Darcy watched as Jon stood there, not answering, waiting until Kevin lowered his hand away.  Then he smiled a pleasant smile and gave a nod of his head.  “Thank you, Officer Powers.  I would like to come down to the station tomorrow.  I think Chief… er… Senior Sergeant Cutter and I have a lot to talk about.  Was there anything else we could help you with?”

That made Kevin blink as he shifted his weight, hooking his thumbs into his belt.  He obviously hadn’t expected them to be calm and polite.  “Uh, fine.  Right.  Then I’ll tell the Sarge to expect ya.”  He looked over at Darcy sitting on the floor, and for just a moment she was sure he saw the letters shoved away behind her, but then he cleared his throat and went back to talking to Jon.  “Don’t know why you’re so interested in a little thing like this.  People get poisoned.  Happens all the time.  A couple of hundred people die every year in Australia from poison.  Looked the stats up myself.”

“Two of them right here in Lakeshore,” Jon pointed out.  You don’t think that’s strange?”

He shrugged, although he didn’t seem all that sure anymore.  “Three of them dead here in Lakeshore ain’t all that strange when ya think on it.”

“Three?”  Darcy was shocked.  “The third victim died, too?”

Kevin sighed out through his nose, realizing he’d said too much once again.  “Speak to the Sarge.  Tomorrow.  Till then, stay outta our business.”

Leaving their door open he turned and walked away down the hall, his boots thumping a rhythm on the wooden floor.

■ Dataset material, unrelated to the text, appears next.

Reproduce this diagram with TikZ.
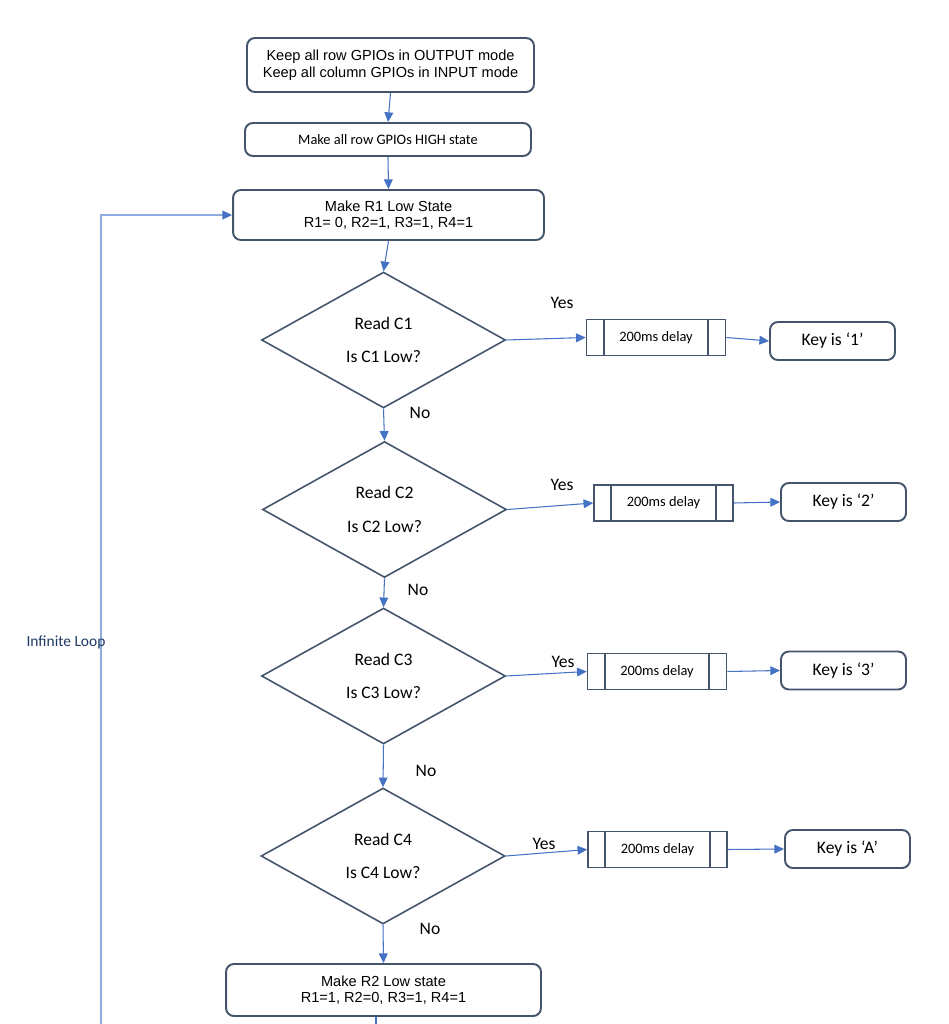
\documentclass[tikz,border=0pt]{standalone}
\usepackage{fontspec}
\setmainfont{Carlito}
\newfontfamily\arialfont{Liberation Sans}
\usetikzlibrary{arrows.meta,shapes.geometric}
\definecolor{boxline}{HTML}{44546A}
\definecolor{arrowblue}{HTML}{4472C4}
\definecolor{loopblue}{HTML}{8FAADC}
\definecolor{loopnavy}{HTML}{1F3864}
\tikzset{
  procbox/.style={draw=boxline, line width=1.1pt, rounded corners=4.5pt, align=center, inner sep=0pt},
  decision/.style={draw=boxline, line width=0.9pt, diamond, inner sep=0pt, minimum width=4.88cm, minimum height=2.72cm, align=center, font=\fontsize{10}{12}\selectfont},
  delaybox/.style={draw=boxline, line width=0.9pt, minimum width=2.78cm, minimum height=0.72cm, inner sep=0pt, font=\fontsize{8.2}{10}\selectfont},
  keybox/.style={draw=boxline, line width=1.1pt, rounded corners=4.5pt, minimum width=2.5cm, minimum height=0.76cm, font=\fontsize{10}{12}\selectfont},
  flow/.style={draw=arrowblue, line width=0.6pt, -{Triangle[length=5.5pt,width=5pt]}},
  answer/.style={font=\fontsize{10}{12}\selectfont}
}
\newcommand{\boxfont}{\arialfont\fontsize{8.3}{9.4}\selectfont}

\begin{document}
\begin{tikzpicture}[x=0.02cm, y=-0.02cm]
  \useasboundingbox (0,0) rectangle (949,1024);

  % setup boxes
  \node[procbox, minimum width=5.74cm, minimum height=1.08cm, font=\boxfont] (init) at (390.5,65)
    {Keep all row GPIOs in OUTPUT mode\\Keep all column GPIOs in INPUT mode};
  \node[procbox, minimum width=5.72cm, minimum height=0.66cm, font=\fontsize{8.2}{10}\selectfont] (allhigh) at (388,139.5)
    {Make all row GPIOs HIGH state};
  \node[procbox, minimum width=6.22cm, minimum height=1.0cm, font=\boxfont] (rowone) at (388.5,215)
    {Make R1 Low State\\R1= 0, R2=1, R3=1, R4=1};

  % column checks
  \node[decision] (colone) at (383.5,340) {Read C1\\[7.3pt]Is C1 Low?};
  \node[decision] (coltwo) at (384.5,509.5) {Read C2\\[7.3pt]Is C2 Low?};
  \node[decision] (colthree) at (383.5,676) {Read C3\\[7.3pt]Is C3 Low?};
  \node[decision] (colfour) at (383,856) {Read C4\\[7.3pt]Is C4 Low?};

  \node[procbox, minimum width=6.3cm, minimum height=1.04cm, font=\boxfont] (rowtwo) at (383.5,990)
    {Make R2 Low state\\R1=1, R2=0, R3=1, R4=1};

  % delays and keys
  \node[delaybox] (delayone) at (656,337.5) {200ms delay};
  \node[delaybox] (delaytwo) at (663.5,503) {200ms delay};
  \node[delaybox] (delaythree) at (657,671.5) {200ms delay};
  \node[delaybox] (delayfour) at (657.5,849.5) {200ms delay};
  \foreach \d in {delayone,delaytwo,delaythree,delayfour} {
    \draw[boxline, line width=0.9pt] ([xshift=0.36cm]\d.north west) -- ([xshift=0.36cm]\d.south west);
    \draw[boxline, line width=0.9pt] ([xshift=-0.36cm]\d.north east) -- ([xshift=-0.36cm]\d.south east);
  }
  \node[keybox] (keyone) at (832.5,341) {Key is ‘1’};
  \node[keybox] (keytwo) at (843.5,502) {Key is ‘2’};
  \node[keybox] (keythree) at (843.5,670.5) {Key is ‘3’};
  \node[keybox] (keyfour) at (847.5,849) {Key is ‘A’};

  % main flow
  \draw[flow] (init.south) -- (allhigh.north);
  \draw[flow] (allhigh.south) -- (rowone.north);
  \draw[flow] (rowone.south) -- (colone.north);
  \draw[flow] (colone.south) -- (coltwo.north);
  \draw[flow] (coltwo.south) -- (colthree.north);
  \draw[flow] (colthree.south) -- (colfour.north);
  \draw[flow] (colfour.south) -- (rowtwo.north);
  \coordinate (rowtwoend) at (376,1024);
  \draw[arrowblue, line width=0.6pt] (rowtwo.south -| rowtwoend) -- (rowtwoend);

  % yes branches
  \draw[flow] (colone.east) -- (delayone.west);
  \draw[flow] (coltwo.east) -- (delaytwo.west);
  \draw[flow] (colthree.east) -- (delaythree.west);
  \draw[flow] (colfour.east) -- (delayfour.west);
  \draw[flow] (delayone.east) -- (keyone.west);
  \draw[flow] (delaytwo.east) -- (keytwo.west);
  \draw[flow] (delaythree.east) -- (keythree.west);
  \draw[flow] (delayfour.east) -- (keyfour.west);

  \node[answer] (yesone) at (562,303) {Yes};
  \node[answer] (yestwo) at (562,485) {Yes};
  \node[answer] (yesthree) at (563,662) {Yes};
  \node[answer] (yesfour) at (544,844) {Yes};
  \node[answer] (noone) at (420,413) {No};
  \node[answer] (notwo) at (418,590) {No};
  \node[answer] (nothree) at (426,771) {No};
  \node[answer] (nofour) at (430,929) {No};

  % loop back
  \coordinate (loopstart) at (101,1024);
  \draw[flow, draw=loopblue, line width=0.8pt, -{Triangle[length=5.5pt,width=5pt,color=arrowblue]}] (loopstart) |- (rowone.west);
  \node[text=loopnavy, font=\fontsize{8.8}{11}\selectfont] (looplabel) at (66,642) {Infinite Loop};
\end{tikzpicture}
\end{document}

She looked up at Jon, her mouth open but unable to find the words.  Three.  That’s why there had been three people in her vision.  She hadn’t called up just Lindsay.  She’d called all three of the people who had fallen victim to the poison.

“We’d better figure this out soon,” he said to her, closing the door before coming over to reach for her hands and help her stand up.  “Alec Beaudoin survived.  When whoever did this realizes the attack on Alec failed, they might just try again.”

Darcy knew he was right.  Four victims, seemingly without any connection to each other, three of them dead.

If they didn’t do something, soon, there might just be four people showing up in her next communication.

A quiet knock at their door made her jump.  She latched on to Jon, then rolled her eyes at herself and sat down on the bed instead.  “If that’s Kevin Powers again, tell him the least he can do is bring me some water if he’s going to keep knocking on our door.”

Jon sighed, rolling his head around on his shoulders.  She knew he was tense.  Maybe later, after they had talked through what they were going to do next about the mystery, she could help him relax with a long back massage.  In the tub.

“Who is it?” Jon called out this time, rather than open the door.

“Mister Tinker, it’s me.”  Darcy recognized the voice right away.  “It’s Ellie Burlick.”